Our department chair and the other writing profs decided our major needed an admissions quiz that would weed out the truly hopeless before they signed up for classes. I volunteered to write it, not because I needed any brownie points but because I knew I could trust my own skills. Can I tell you how many times I received emails from my tenured colleagues that said "between you and I" and "we will consider there proposal"? Shocking to a word-snob like me.
I've ranted before about the ridiculously remedial nature of many of the courses I taught. As the years piled up, I noted that each new crop of sophomores in the beginning media writing class seemed to know less about basics than the one before. Sure, they're hopeless with commas, unfamiliar with the "punctuation inside the quotation mark" rule and given to spelling "definitely" with an -a- in place of the second -i-. They're also ignorant of all those great mnemonic devices we Boomers were taught when we were knee-high to a Ringo.
"I before E except after C, or when sounding like A, as in neighbor and weigh."

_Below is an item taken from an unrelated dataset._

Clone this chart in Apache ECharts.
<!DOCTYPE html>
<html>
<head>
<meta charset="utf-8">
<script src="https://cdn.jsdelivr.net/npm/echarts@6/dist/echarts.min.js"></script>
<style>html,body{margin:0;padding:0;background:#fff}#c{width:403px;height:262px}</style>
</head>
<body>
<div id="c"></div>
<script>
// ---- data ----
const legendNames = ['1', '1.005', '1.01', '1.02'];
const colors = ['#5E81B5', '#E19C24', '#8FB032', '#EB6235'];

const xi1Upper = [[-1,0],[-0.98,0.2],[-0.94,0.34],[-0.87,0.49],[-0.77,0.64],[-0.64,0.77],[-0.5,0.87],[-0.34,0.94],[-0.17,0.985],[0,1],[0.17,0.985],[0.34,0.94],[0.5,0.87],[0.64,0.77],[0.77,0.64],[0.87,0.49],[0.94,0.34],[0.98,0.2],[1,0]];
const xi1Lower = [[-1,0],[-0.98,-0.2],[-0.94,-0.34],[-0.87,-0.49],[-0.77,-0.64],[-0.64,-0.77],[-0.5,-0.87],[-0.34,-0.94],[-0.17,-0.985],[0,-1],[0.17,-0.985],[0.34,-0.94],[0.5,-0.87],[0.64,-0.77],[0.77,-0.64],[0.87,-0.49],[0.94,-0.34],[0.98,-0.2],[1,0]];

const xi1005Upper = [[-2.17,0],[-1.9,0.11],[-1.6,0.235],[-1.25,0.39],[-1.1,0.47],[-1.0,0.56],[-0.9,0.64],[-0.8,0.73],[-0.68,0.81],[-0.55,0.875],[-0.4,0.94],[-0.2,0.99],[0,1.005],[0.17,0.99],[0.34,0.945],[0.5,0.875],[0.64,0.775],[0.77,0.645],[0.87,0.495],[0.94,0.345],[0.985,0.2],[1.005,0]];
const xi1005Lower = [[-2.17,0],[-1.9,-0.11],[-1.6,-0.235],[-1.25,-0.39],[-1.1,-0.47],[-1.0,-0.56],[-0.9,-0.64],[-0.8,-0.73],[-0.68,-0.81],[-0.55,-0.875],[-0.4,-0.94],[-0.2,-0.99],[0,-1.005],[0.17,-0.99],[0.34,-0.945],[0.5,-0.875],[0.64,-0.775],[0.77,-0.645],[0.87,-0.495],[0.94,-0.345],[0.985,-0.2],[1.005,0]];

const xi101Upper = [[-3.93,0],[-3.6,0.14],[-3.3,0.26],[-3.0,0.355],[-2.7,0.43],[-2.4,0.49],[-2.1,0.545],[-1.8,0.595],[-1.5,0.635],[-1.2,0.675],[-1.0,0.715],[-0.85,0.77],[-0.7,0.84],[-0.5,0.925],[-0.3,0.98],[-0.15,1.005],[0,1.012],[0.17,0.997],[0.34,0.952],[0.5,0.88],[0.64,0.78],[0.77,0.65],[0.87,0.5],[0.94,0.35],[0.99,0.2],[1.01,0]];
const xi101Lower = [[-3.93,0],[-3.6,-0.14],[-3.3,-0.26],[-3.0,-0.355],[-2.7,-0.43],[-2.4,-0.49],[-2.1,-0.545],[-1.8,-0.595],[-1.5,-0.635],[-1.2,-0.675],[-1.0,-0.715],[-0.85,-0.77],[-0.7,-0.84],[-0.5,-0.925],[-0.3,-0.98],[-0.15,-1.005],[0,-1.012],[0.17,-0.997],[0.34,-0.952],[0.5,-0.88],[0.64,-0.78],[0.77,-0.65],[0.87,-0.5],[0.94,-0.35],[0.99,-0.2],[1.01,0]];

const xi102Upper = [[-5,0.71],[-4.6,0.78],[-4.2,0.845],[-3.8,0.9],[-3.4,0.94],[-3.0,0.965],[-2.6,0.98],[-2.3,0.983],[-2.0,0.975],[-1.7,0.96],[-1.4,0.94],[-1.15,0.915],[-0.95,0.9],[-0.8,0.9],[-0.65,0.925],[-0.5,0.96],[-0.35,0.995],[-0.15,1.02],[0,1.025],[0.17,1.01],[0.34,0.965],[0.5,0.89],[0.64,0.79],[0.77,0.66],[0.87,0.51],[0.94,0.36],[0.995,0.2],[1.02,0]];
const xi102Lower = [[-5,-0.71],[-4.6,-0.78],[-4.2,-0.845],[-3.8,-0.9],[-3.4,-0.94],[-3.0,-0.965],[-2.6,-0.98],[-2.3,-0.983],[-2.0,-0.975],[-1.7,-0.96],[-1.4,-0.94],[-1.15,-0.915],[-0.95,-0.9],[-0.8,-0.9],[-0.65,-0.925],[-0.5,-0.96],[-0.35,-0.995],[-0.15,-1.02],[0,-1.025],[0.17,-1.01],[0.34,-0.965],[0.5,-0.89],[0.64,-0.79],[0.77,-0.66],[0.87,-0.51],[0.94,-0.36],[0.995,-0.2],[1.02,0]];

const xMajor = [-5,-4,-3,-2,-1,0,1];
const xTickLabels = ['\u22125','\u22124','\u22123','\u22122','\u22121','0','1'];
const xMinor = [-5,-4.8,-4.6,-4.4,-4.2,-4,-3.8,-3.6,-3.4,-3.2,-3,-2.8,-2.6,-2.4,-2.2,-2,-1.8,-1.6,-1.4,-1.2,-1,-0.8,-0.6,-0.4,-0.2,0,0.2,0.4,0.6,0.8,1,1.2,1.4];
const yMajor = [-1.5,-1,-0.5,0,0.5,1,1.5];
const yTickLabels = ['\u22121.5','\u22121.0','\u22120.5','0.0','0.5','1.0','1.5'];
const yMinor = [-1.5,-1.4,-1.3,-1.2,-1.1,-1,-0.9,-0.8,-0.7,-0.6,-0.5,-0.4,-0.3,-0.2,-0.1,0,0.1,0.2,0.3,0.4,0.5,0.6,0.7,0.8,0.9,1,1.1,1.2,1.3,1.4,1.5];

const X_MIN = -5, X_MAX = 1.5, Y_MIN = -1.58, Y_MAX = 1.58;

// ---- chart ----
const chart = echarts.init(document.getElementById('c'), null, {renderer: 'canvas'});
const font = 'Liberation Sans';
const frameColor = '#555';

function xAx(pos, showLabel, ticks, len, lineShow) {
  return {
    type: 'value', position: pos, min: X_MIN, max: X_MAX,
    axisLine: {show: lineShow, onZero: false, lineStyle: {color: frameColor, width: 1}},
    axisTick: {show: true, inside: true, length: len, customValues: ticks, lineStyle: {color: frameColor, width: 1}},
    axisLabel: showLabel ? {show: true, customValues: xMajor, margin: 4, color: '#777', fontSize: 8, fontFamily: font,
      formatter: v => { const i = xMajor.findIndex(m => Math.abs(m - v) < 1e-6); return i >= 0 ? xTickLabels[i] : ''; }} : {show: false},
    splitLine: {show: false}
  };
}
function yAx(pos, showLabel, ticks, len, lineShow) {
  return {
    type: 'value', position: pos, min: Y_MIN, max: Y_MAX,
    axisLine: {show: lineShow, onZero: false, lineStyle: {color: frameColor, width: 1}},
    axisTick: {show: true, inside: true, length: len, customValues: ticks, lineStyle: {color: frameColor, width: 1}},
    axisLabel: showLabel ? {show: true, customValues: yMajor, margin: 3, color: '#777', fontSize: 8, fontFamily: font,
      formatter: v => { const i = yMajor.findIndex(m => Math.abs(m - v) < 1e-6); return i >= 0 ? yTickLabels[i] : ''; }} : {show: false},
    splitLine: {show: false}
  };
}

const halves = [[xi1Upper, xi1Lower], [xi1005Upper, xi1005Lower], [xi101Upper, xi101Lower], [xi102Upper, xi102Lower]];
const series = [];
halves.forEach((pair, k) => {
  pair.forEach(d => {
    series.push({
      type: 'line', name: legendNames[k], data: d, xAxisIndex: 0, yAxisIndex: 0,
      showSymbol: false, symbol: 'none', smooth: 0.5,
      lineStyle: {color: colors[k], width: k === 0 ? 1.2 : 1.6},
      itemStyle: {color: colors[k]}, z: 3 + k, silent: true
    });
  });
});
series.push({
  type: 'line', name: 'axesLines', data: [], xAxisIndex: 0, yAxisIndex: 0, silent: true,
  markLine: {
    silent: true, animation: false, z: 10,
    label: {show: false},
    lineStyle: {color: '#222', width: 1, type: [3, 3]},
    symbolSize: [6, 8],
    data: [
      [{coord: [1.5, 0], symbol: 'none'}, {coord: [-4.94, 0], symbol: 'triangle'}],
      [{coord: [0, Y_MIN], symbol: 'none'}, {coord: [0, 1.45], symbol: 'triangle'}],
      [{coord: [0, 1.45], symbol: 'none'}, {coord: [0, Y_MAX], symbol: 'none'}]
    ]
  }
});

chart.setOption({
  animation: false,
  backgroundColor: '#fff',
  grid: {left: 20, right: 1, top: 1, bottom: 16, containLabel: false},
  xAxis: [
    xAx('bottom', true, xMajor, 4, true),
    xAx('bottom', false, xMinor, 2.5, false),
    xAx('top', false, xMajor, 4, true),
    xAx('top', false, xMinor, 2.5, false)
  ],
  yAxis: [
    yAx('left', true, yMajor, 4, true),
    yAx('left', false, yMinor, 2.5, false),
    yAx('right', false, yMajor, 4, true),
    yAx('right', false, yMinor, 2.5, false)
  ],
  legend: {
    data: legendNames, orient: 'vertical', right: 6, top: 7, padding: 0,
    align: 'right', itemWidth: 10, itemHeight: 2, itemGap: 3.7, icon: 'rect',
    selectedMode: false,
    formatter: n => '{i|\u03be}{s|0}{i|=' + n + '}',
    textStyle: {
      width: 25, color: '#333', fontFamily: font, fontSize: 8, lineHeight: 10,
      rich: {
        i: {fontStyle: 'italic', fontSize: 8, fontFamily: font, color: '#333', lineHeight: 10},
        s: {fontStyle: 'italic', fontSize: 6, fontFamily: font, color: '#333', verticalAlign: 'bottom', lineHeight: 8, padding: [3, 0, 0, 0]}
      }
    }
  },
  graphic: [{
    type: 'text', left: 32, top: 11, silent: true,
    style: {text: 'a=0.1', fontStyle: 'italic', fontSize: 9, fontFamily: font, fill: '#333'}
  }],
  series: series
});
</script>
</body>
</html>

"There is `a rat' in `separate.'"
I got a million of 'em thanks to the fine work of Miss McMillan and Mrs. Probst at Stonewall Jackson Elementary.
So I set to work on the writing proficiency test, page after page of fill-in-the-blanks, multi-choices and "circle the misspelled word." At the end I added some common knowledge questions. "What does the phrase `as the crow flies' mean?" "If you `put the kibosh' on something, what are you doing?" "What is `the whole kit and kaboodle'?" "What is the collective noun for a group of geese?" "How is the date of Easter determined?"

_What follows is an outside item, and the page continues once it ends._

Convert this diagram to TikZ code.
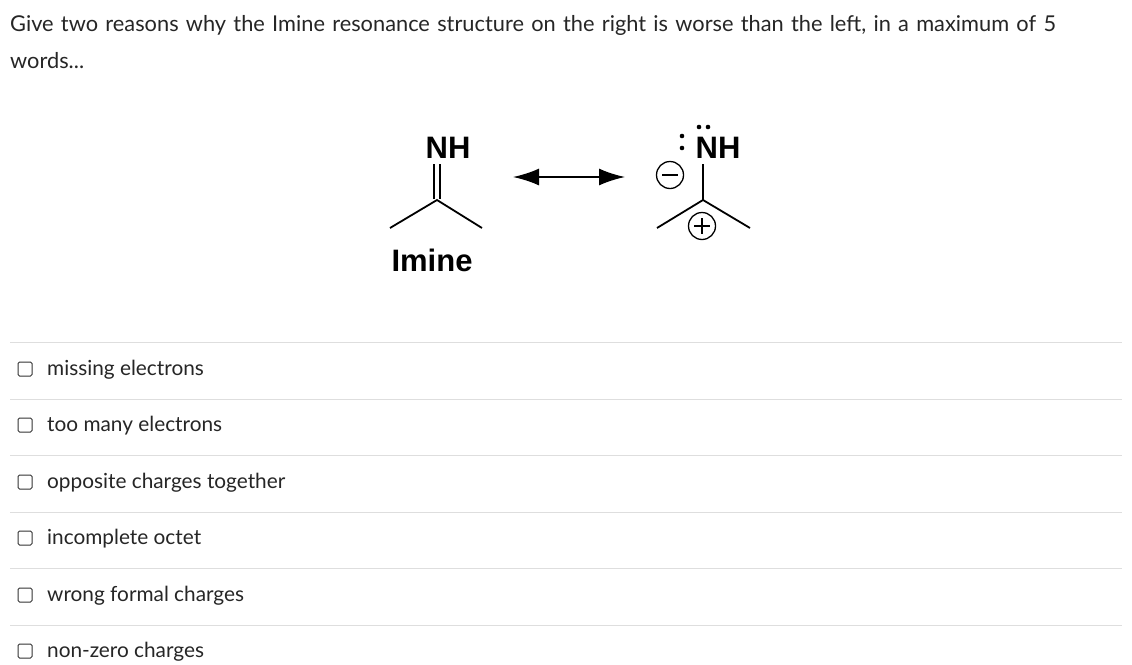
\documentclass[tikz,border=0pt]{standalone}
\usepackage{fontspec}
\setmainfont{Lato}
\newfontfamily\chemfont{Liberation Sans}
\usetikzlibrary{arrows.meta}
\begin{document}
\begin{tikzpicture}[x=1pt,y=-1pt,
  sep/.style={draw=black!13,line width=0.8pt},
  box/.style={draw=black!80,line width=1pt,rounded corners=1.5pt,minimum size=14pt,inner sep=0pt},
  opt/.style={anchor=west,font=\fontsize{20.8}{24}\selectfont,text=black!85,inner sep=0pt},
  bond/.style={line width=1.8pt},
  chg/.style={circle,draw,line width=1.3pt,minimum size=27pt,inner sep=0pt},
  atom/.style={font=\chemfont\bfseries\fontsize{31}{33}\selectfont,inner sep=0pt}]
\useasboundingbox (0,0) rectangle (1132,664);
\fill[white] (0,0) rectangle (1132,664);
\node[anchor=north west,text width=1122pt,align=left,inner sep=0pt,font=\fontsize{21.8}{37}\selectfont,text=black!85] (q) at (10,15)
 {Give two reasons why the Imine resonance structure on the right is worse than the left, in a maximum of 5 words...};
% left molecule
\node[atom] (nh1) at (448,148) {NH};
\coordinate (c1) at (437,200);
\coordinate (l1) at (390,228);
\coordinate (r1) at (482,228);
\draw[bond] (434,164) -- (434,199);
\draw[bond] (440,164) -- (440,199);
\draw[bond,line join=round] (l1) -- (c1) -- (r1);
\node[font=\chemfont\bfseries\fontsize{31}{33}\selectfont,inner sep=0pt] (im) at (432,260) {Imine};
% arrow
\coordinate (a1) at (513,177);
\coordinate (a2) at (625,177);
\draw[line width=1.8pt,{Latex[length=26pt,width=17pt]}-{Latex[length=26pt,width=17pt]}] (a1) -- (a2);
% right molecule
\node[atom] (nh2) at (718,148) {NH};
\coordinate (c2) at (703,200);
\coordinate (l2) at (657,228);
\coordinate (r2) at (750,228);
\draw[bond] (703,164) -- (c2);
\draw[bond,line join=round] (l2) -- (c2) -- (r2);
\node[chg] (minus) at (670,175) {};
\draw[line width=1.8pt] (662,175) -- (678,175);
\node[chg] (plus) at (702,226) {};
\draw[line width=1.8pt] (694,226) -- (710,226) (702,218) -- (702,234);
\foreach \p in {(699,127),(708,127),(682,136),(682,148)} \fill \p circle (2.3pt);
% options
\foreach \y in {342,399,455,512,568,625} \draw[sep] (10,\y) -- (1122,\y);
\foreach \y/\t/\n in {370/missing electrons/o1,426/too many electrons/o2,483/opposite charges together/o3,539/incomplete octet/o4,596/wrong formal charges/o5,652/non-zero charges/o6}{
  \node[box] (b\n) at (25,\y-1) {};
  \node[opt] (t\n) at (47,\y) {\t};
}
\end{tikzpicture}
\end{document}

Some idiomatic sayings go back to the American Revolution, many are even older, dating back to the beginning of our native tongue. You need to know such things, not just for a career in media, but to sound like an educated human being. A friend tells of the time a young copy editor at a top 10 daily newspaper was flummoxed by "he lost his shirt in Vegas." "You mean he took his shirt off?" asked the young rim-rat. He'd never heard that phrase before.
I finished the sample test and emailed it to the two other writing teachers who also would be giving the test to sophomores trying to declare the major. Within the hour, their responses bounced back. "Too hard." "They'll never pass this." "Who needs to know pop culture references like how to spell Muhammad Ali?" "The grammar and punctuation sections are too difficult." "Isn't Easter always the same date every year?"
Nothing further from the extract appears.